I do wonder sometimes if the whole thing could have been avoided if Jesus had ignored his pest. Yet, it doesn’t seem that Jesus really had that choice. Matthew’s gospel indicates that Christ’s time in the wilderness was designed for him to face temptation. It almost echoes the ancient drama captured in the Book of Job. The Creator doesn’t get involved in either story, essentially leaving both Jesus and Job to handle it themselves.
I can empathize with what it must have been like to be left hanging there. I can’t begin to count the number of times when I’ve been placed in a situation where the totality of it was beyond my control. You’ve probably been there too, slogging through unfortunate and inequitable situations from which you couldn’t simply walk away.
Clearly, we are in good company when we feel that way. Even Jesus didn’t have the power to keep temptation at bay. Yet, he did have the ability to respond in a faithful manner. He goes to scripture for support; he relies on sacred things he knew to buoy him through an arduous and important moment in his life.
It’s not unlike what other people of God did in their times of struggle and difficulty. When they were at their worst, they did their best to control what they could in a faithful manner. When they couldn’t control what offerings were put on the temple altar, they followed the scriptures and controlled what they put on their plates. When they couldn’t be present to hear the sacred words read, they consulted their memories and made their own sacred Psalms.

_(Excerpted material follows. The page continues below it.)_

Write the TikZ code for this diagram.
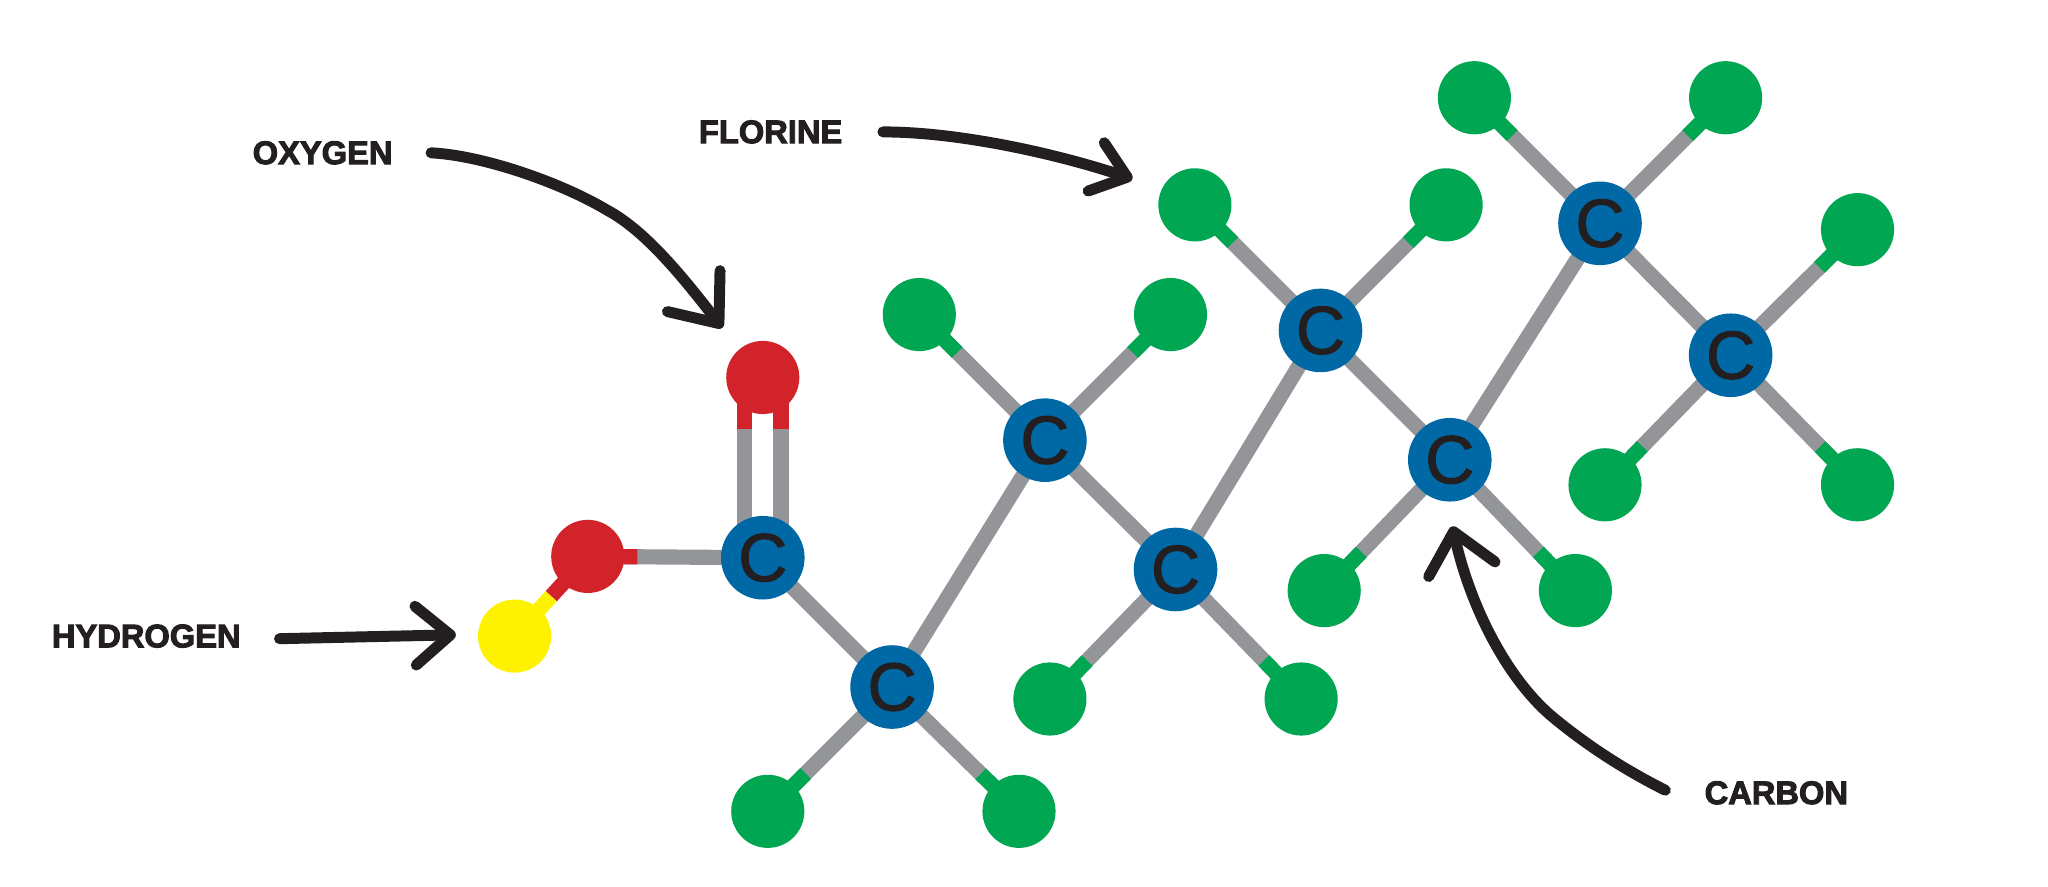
\documentclass[tikz,border=0pt]{standalone}
\usepackage{fontspec}
\setmainfont{Liberation Sans}
\newfontfamily\labelfont[FakeBold=3]{Liberation Sans Bold}
\newfontfamily\atomfont[FakeBold=1.6]{Liberation Sans}
\usetikzlibrary{arrows.meta,calc,backgrounds}
\definecolor{atomblue}{RGB}{0,104,165}
\definecolor{atomgreen}{RGB}{0,166,81}
\definecolor{atomred}{RGB}{210,35,42}
\definecolor{atomyellow}{RGB}{255,242,0}
\definecolor{bondgray}{RGB}{147,149,152}
\definecolor{inkblack}{RGB}{35,31,32}
\begin{document}
\begin{tikzpicture}[x=0.5pt, y=-0.5pt, node distance=68pt]
    \tikzstyle{carbon} = [circle, inner sep=0pt, minimum size=32pt, fill=atomblue, text=inkblack, font=\atomfont\fontsize{26}{26}\selectfont]
    \tikzstyle{fluorine} = [circle, inner sep=0pt, minimum size=28pt, fill=atomgreen]
    \tikzstyle{oxygen} = [circle, inner sep=0pt, minimum size=28pt, fill=atomred]
    \tikzstyle{hydrogen} = [circle, inner sep=0pt, minimum size=28pt, fill=atomyellow]
    \tikzstyle{bond} = [line width=5.8pt, draw=bondgray]
    \tikzstyle{fstub} = [line width=5.8pt, draw=atomgreen]
    \tikzstyle{ostub} = [line width=5.8pt, draw=atomred]
    \tikzstyle{hstub} = [line width=5.8pt, draw=atomyellow]
    \tikzstyle{tag} = [inner sep=0pt, text=inkblack, font=\labelfont\fontsize{12.5}{12.5}\selectfont]
    \tikzstyle{pointer} = [line width=4.2pt, draw=inkblack, line cap=round, line join=round]

    \useasboundingbox (0,0) rectangle (1568,679);

    % Carbon chain
    \node [carbon] (c1) at (584,427) {C};
    \node [carbon] (c2) at (683,526) {C};
    \node [carbon] (c3) at (800,337) {C};
    \node [carbon] (c4) at (900,436) {C};
    \node [carbon] (c5) at (1011,253) {C};
    \node [carbon] (c6) at (1110,352) {C};
    \node [carbon] (c7) at (1225,171) {C};
    \node [carbon] (c8) at (1325,272) {C};

    % Oxygen and hydrogen
    \node [oxygen] (o1) at (584,289) {};
    \node [oxygen] (o2) at (450,426) {};
    \node [hydrogen] (h1) at (394,487) {};

    % Fluorine
    \node [fluorine, below left of=c2, xshift=0.5pt, yshift=0.5pt] (f1) {};
    \node [fluorine, below right of=c2, xshift=0.5pt, yshift=0.5pt] (f2) {};
    \node [fluorine, above left of=c3] (f3) {};
    \node [fluorine, above right of=c3] (f4) {};
    \node [fluorine, below left of=c4, yshift=-1.5pt] (f5) {};
    \node [fluorine, below right of=c4, yshift=-1.5pt] (f6) {};
    \node [fluorine, above left of=c5] (f7) {};
    \node [fluorine, above right of=c5] (f8) {};
    \node [fluorine, below left of=c6, yshift=-2pt] (f9) {};
    \node [fluorine, below right of=c6, yshift=-2pt] (f10) {};
    \node [fluorine, above left of=c7] (f11) {};
    \node [fluorine, above right of=c7] (f12) {};
    \node [fluorine, below left of=c8, yshift=-1.5pt] (f13) {};
    \node [fluorine, below right of=c8, yshift=-1.5pt, xshift=0.5pt] (f14) {};
    \node [fluorine, above right of=c8, xshift=0.5pt] (f15) {};

    \begin{pgfonlayer}{background}
    % Chain bonds
    \draw [bond] (c1.center) -- (c2.center);
    \draw [bond] (c2.center) -- (c3.center);
    \draw [bond] (c3.center) -- (c4.center);
    \draw [bond] (c4.center) -- (c5.center);
    \draw [bond] (c5.center) -- (c6.center);
    \draw [bond] (c6.center) -- (c7.center);
    \draw [bond] (c7.center) -- (c8.center);

    % Oxygen bonds
    \draw [bond] ([xshift=-7pt]o1.center) -- ([xshift=-7pt]c1.center);
    \draw [bond] ([xshift=7pt]o1.center) -- ([xshift=7pt]c1.center);
    \draw [ostub] ([xshift=-7pt]o1.center) -- ++(0,39.5);
    \draw [ostub] ([xshift=7pt]o1.center) -- ++(0,39.5);
    \draw [bond] (o2.center) -- (c1.center);
    \draw [ostub] (o2.center) -- ($(o2)!19pt!(c1)$);
    \draw [ostub] (o2.center) -- ($(o2)!.5!(h1)$);
    \draw [hstub] (h1.center) -- ($(h1)!.5!(o2)$);

    % Fluorine bonds
    \draw [bond] (c2.center) -- (f1.center);
    \draw [bond] (c2.center) -- (f2.center);
    \draw [bond] (c3.center) -- (f3.center);
    \draw [bond] (c3.center) -- (f4.center);
    \draw [bond] (c4.center) -- (f5.center);
    \draw [bond] (c4.center) -- (f6.center);
    \draw [bond] (c5.center) -- (f7.center);
    \draw [bond] (c5.center) -- (f8.center);
    \draw [bond] (c6.center) -- (f9.center);
    \draw [bond] (c6.center) -- (f10.center);
    \draw [bond] (c7.center) -- (f11.center);
    \draw [bond] (c7.center) -- (f12.center);
    \draw [bond] (c8.center) -- (f13.center);
    \draw [bond] (c8.center) -- (f14.center);
    \draw [bond] (c8.center) -- (f15.center);

    \draw [fstub] (f1.center) -- ($(f1)!20.5pt!(c2)$);
    \draw [fstub] (f2.center) -- ($(f2)!20.5pt!(c2)$);
    \draw [fstub] (f3.center) -- ($(f3)!20.5pt!(c3)$);
    \draw [fstub] (f4.center) -- ($(f4)!20.5pt!(c3)$);
    \draw [fstub] (f5.center) -- ($(f5)!20.5pt!(c4)$);
    \draw [fstub] (f6.center) -- ($(f6)!20.5pt!(c4)$);
    \draw [fstub] (f7.center) -- ($(f7)!20.5pt!(c5)$);
    \draw [fstub] (f8.center) -- ($(f8)!20.5pt!(c5)$);
    \draw [fstub] (f9.center) -- ($(f9)!20.5pt!(c6)$);
    \draw [fstub] (f10.center) -- ($(f10)!20.5pt!(c6)$);
    \draw [fstub] (f11.center) -- ($(f11)!20.5pt!(c7)$);
    \draw [fstub] (f12.center) -- ($(f12)!20.5pt!(c7)$);
    \draw [fstub] (f13.center) -- ($(f13)!20.5pt!(c8)$);
    \draw [fstub] (f14.center) -- ($(f14)!20.5pt!(c8)$);
    \draw [fstub] (f15.center) -- ($(f15)!20.5pt!(c8)$);
    \end{pgfonlayer}

    % Labels
    \node [tag] (oxygentag) at (247,117) {OXYGEN};
    \node [tag] (florinetag) at (590,101) {FLORINE};
    \node [tag] (hydrogentag) at (112,487) {HYDROGEN};
    \node [tag] (carbontag) at (1360,607) {CARBON};

    % Pointers
    \coordinate (oxygenfrom) at (330,117);
    \coordinate (oxygenmid) at (465,161);
    \coordinate (oxygento) at (553,251);
    \coordinate (florinefrom) at (676,101);
    \coordinate (florineto) at (867,137);
    \coordinate (hydrogenfrom) at (214,489);
    \coordinate (hydrogento) at (349,486);
    \coordinate (carbonfrom) at (1275,605);
    \coordinate (carbonmid) at (1187,547.5);
    \coordinate (carbonto) at (1112,403);

    \draw [pointer, -{Straight Barb[round, length=15.7pt, width=25.5pt]}] (oxygenfrom) .. controls (370,119) and (430,140) .. (oxygenmid) .. controls (495,177) and (525,215) .. (oxygento);
    \draw [pointer, -{Straight Barb[round, length=12.5pt, width=19.5pt]}] (florinefrom) .. controls (735,101) and (810,118) .. (florineto);
    \draw [pointer, -{Straight Barb[round, length=13.3pt, width=22.5pt]}] (hydrogenfrom) -- (hydrogento);
    \draw [pointer, -{Straight Barb[round, length=14.7pt, width=26pt]}] (carbonfrom) .. controls (1245,590) and (1215,571) .. (carbonmid) .. controls (1152,517) and (1125,462) .. (carbonto);
\end{tikzpicture}
\end{document}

As each we step off on this 40-day journey of our own, we do so in the manner that Jesus does. As the folk hymn suggests, nobody else can walk this lonesome valley for us. Yet we don’t have to walk it - or any of the challenging moments we have outside of the liturgical year - without the resources of our faith. We can lean on the Word. We can rely on prayer. We can trust in the disciplines of faith that have always outlasted the struggles God’s people have faced again and again.